We are a nation of immigrants, and we should all welcome legal immigration and legitimate asylum seekers. People who claim that those who want to crack down on the border are either racist or heartless or anti-immigrant are missing the point, too often intentionally. All Americans, regardless of race, gender, religion or other diversifying features, have a stake in making sure that people entering the U.S. are properly vetted. Such screening is important for everyone’s safety, for our economy and for our infrastructure. Communities should not have to face the cut of essential services — like police and fire — because of the increased burden of illegal migration.

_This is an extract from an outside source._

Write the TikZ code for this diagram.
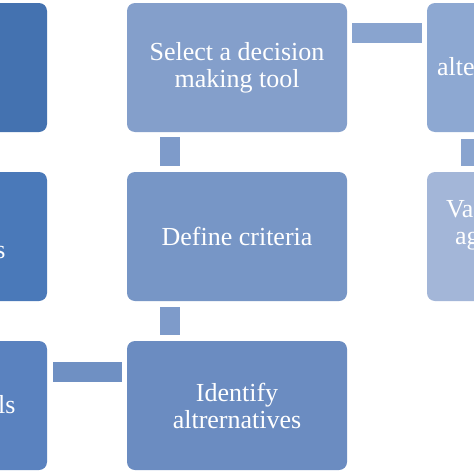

The border crisis stops at President Biden’s doorstep. Support for intervention in other countries would probably rise in proportion to the level of security being substantially increased on our own border, with measurable results — such as cities not having to cut services or redirect their resources.
One last thing…
This story in the Washington Post about an effort among conservative residents of Oregon to move the state border to make several Oregon counties part of neighboring Idaho is worth a read. Here’s an excerpt:
These twin towns across an old border straddle a seam in the nation’s deepening political polarization, neighboring opposites living under starkly different laws. The river separates states that, perhaps more than in any other part of the nation, embrace the two parties’ most extreme positions on gun control, abortion rights, environmental regulation, drug legalization and other issues at the center of the American political debate.
The result in eastern Oregon, from the volcanic Cascade Range to this border town, is a sense of profound political alienation. The disaffection among conservatives has spawned a movement to change the state’s political dynamic in a novel if quixotic way — rather than relocate or change the politics, which seems impossible to many here, why not move the border and become residents who live under the rules of Idaho?
Under our current political polarization, it’s a trend that’s likely to expand.